# What this task involves
Print the lines beginning with the one that contains "Reproduce this chart" and ending with the one that contains "import * as", exactly, both included, and no other lines.
____
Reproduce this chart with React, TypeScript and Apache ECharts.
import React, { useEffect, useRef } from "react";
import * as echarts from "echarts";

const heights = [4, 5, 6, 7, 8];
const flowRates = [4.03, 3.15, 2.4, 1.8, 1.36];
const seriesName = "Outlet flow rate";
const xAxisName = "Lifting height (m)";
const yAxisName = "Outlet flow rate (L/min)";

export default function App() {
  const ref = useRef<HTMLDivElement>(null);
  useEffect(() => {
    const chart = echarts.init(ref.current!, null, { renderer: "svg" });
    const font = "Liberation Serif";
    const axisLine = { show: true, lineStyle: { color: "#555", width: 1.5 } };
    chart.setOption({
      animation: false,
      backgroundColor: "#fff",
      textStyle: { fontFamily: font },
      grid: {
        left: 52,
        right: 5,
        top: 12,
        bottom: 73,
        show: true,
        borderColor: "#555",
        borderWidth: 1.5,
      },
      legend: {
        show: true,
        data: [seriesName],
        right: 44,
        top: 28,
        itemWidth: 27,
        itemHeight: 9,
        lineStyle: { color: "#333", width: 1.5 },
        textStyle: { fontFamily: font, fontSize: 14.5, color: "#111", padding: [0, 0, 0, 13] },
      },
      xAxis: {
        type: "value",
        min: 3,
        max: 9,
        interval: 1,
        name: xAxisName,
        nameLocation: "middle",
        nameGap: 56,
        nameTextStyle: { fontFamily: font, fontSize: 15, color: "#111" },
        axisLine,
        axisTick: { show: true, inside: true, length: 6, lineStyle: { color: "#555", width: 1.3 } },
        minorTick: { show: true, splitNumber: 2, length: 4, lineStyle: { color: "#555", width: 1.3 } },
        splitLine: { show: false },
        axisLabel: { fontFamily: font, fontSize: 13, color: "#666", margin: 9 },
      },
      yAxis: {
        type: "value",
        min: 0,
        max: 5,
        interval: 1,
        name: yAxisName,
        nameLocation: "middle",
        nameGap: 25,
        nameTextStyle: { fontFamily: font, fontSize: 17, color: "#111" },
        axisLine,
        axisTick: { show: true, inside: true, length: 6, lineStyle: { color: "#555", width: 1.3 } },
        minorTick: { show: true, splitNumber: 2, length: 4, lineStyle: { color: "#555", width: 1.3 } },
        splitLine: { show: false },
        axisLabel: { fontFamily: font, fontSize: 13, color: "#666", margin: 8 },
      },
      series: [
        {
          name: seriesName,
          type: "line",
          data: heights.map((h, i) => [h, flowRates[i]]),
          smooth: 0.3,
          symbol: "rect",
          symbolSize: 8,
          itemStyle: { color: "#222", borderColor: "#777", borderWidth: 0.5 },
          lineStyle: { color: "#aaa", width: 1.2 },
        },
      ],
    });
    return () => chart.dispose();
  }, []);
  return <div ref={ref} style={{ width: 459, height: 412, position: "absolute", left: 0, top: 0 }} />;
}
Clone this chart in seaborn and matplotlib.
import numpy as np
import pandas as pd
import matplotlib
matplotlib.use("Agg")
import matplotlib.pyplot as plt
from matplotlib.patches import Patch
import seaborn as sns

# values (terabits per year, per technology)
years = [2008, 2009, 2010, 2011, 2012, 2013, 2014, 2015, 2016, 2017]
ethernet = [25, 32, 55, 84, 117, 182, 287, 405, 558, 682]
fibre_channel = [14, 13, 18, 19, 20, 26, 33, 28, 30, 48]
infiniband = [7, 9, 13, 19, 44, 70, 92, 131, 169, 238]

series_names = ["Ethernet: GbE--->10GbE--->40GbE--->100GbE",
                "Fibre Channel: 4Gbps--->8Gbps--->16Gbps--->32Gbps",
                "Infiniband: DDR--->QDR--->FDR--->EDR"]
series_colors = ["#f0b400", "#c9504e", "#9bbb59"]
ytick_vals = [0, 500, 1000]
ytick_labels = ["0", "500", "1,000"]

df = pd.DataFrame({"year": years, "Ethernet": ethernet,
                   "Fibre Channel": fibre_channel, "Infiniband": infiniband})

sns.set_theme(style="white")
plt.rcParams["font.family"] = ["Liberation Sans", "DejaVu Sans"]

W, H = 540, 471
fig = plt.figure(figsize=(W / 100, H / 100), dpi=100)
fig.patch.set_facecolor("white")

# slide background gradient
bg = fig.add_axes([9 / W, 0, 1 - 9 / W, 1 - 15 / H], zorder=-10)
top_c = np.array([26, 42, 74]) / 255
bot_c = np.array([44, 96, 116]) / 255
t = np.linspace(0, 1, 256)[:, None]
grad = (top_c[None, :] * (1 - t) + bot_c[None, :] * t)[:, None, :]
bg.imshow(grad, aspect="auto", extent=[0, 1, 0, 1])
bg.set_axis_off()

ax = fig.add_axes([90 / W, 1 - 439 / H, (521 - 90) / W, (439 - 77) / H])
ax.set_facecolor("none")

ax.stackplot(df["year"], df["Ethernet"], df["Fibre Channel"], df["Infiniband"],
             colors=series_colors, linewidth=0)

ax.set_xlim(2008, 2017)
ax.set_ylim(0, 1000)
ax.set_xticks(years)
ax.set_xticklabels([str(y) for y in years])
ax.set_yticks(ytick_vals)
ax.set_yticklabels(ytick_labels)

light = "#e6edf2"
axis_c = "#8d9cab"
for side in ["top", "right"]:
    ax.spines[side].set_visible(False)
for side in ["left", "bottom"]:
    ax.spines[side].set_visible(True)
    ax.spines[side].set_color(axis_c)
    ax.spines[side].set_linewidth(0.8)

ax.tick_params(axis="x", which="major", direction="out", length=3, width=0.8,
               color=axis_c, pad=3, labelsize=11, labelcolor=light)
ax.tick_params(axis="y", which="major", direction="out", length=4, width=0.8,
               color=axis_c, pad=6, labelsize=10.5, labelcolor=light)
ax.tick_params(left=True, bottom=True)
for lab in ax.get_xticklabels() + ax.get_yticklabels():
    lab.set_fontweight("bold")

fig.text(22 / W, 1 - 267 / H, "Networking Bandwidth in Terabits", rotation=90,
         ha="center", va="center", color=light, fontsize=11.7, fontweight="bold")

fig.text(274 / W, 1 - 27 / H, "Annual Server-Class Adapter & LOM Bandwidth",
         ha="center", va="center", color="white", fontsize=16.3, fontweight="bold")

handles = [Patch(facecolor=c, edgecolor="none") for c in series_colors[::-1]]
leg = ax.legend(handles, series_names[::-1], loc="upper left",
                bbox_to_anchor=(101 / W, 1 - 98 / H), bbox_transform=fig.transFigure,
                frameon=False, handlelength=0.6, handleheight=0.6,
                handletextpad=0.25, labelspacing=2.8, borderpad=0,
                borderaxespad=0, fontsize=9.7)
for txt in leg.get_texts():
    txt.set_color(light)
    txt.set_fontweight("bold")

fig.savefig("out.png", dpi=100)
____
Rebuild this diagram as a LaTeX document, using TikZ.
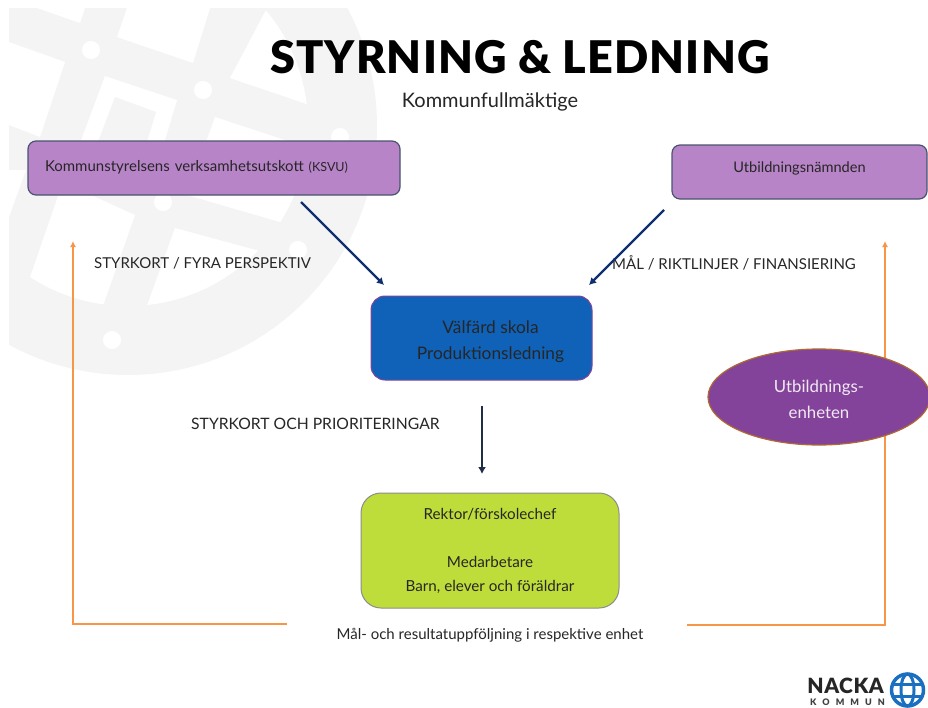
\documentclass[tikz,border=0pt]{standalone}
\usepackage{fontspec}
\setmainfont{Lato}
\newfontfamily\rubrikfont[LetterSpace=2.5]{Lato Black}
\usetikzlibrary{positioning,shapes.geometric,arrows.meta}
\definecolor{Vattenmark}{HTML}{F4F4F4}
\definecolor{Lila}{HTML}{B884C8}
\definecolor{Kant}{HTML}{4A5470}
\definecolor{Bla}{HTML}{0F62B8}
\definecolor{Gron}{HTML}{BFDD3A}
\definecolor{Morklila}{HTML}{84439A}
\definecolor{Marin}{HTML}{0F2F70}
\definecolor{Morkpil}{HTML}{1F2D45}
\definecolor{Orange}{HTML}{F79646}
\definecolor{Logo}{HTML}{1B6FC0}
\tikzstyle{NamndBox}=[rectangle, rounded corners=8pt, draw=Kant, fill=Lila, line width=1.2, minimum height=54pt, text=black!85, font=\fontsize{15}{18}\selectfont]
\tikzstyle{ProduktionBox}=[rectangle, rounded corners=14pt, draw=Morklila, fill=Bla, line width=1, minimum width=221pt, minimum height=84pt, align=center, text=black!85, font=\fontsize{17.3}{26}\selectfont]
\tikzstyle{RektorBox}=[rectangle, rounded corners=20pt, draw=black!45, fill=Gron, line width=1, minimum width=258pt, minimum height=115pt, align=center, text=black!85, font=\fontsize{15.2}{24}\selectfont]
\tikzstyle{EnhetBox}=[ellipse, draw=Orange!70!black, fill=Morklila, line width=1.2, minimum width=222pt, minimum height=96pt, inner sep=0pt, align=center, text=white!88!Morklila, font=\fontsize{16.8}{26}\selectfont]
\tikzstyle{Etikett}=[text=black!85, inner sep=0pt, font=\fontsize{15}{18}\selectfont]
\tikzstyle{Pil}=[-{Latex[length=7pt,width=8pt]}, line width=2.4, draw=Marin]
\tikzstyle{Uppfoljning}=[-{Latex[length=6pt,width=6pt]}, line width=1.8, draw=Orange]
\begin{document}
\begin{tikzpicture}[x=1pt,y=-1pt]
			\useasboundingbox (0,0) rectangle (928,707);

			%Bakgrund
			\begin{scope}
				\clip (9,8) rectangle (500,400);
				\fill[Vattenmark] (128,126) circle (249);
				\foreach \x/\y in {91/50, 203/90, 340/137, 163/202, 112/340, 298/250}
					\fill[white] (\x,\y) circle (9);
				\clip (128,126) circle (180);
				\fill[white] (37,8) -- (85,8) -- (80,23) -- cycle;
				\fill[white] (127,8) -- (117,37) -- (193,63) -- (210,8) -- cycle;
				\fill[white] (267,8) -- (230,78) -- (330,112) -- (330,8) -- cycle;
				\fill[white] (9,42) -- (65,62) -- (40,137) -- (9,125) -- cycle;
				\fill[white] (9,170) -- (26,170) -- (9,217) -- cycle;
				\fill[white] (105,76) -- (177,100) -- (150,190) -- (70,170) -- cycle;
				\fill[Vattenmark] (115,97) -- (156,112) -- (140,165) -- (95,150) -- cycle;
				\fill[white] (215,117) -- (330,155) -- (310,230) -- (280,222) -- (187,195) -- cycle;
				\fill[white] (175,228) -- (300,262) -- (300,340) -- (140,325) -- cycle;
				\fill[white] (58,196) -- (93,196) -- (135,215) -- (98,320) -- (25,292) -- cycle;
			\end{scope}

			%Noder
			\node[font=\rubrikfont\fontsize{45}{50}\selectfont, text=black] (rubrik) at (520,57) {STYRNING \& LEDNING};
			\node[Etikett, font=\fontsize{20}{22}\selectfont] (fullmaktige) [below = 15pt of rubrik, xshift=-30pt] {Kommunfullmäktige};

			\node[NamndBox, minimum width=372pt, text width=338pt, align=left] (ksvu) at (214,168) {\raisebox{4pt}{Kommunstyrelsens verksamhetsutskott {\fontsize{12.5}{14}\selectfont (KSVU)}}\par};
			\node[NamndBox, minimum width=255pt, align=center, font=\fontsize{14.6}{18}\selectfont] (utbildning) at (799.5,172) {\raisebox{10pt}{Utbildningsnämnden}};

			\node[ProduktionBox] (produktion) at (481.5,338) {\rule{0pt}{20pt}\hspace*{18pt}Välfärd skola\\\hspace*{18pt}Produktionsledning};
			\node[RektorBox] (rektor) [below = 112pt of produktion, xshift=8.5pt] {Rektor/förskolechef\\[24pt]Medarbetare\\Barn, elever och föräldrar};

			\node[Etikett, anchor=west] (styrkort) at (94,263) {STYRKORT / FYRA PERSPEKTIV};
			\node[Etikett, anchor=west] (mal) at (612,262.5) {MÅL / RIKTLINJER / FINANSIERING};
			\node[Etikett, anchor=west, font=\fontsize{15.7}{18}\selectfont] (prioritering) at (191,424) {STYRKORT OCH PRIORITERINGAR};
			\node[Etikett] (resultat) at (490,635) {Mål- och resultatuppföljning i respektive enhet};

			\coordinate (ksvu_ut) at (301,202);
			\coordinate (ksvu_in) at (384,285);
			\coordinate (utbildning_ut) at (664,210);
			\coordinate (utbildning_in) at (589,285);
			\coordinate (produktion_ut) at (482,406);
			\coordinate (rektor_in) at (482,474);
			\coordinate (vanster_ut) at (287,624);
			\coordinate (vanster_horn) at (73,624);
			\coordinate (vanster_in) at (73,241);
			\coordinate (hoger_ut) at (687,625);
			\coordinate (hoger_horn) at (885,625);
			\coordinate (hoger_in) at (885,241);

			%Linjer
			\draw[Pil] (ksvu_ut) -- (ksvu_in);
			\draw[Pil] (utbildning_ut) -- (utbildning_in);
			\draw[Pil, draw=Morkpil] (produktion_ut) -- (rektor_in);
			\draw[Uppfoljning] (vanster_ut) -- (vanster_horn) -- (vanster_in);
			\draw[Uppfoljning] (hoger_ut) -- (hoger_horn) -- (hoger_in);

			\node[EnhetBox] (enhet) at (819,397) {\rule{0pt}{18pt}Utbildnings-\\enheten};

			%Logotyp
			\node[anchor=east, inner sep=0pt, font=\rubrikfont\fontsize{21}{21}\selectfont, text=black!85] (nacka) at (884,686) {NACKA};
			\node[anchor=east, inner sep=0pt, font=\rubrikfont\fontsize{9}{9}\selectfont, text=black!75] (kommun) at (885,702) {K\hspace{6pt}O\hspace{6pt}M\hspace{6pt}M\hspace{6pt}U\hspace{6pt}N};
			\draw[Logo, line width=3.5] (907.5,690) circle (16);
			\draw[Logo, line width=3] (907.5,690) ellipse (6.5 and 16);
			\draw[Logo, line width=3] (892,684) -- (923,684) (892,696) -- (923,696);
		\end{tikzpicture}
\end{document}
____
# Reply to the task
Reproduce this chart with React, TypeScript and Apache ECharts.
import React, { useEffect, useRef } from "react";
import * as echarts from "echarts";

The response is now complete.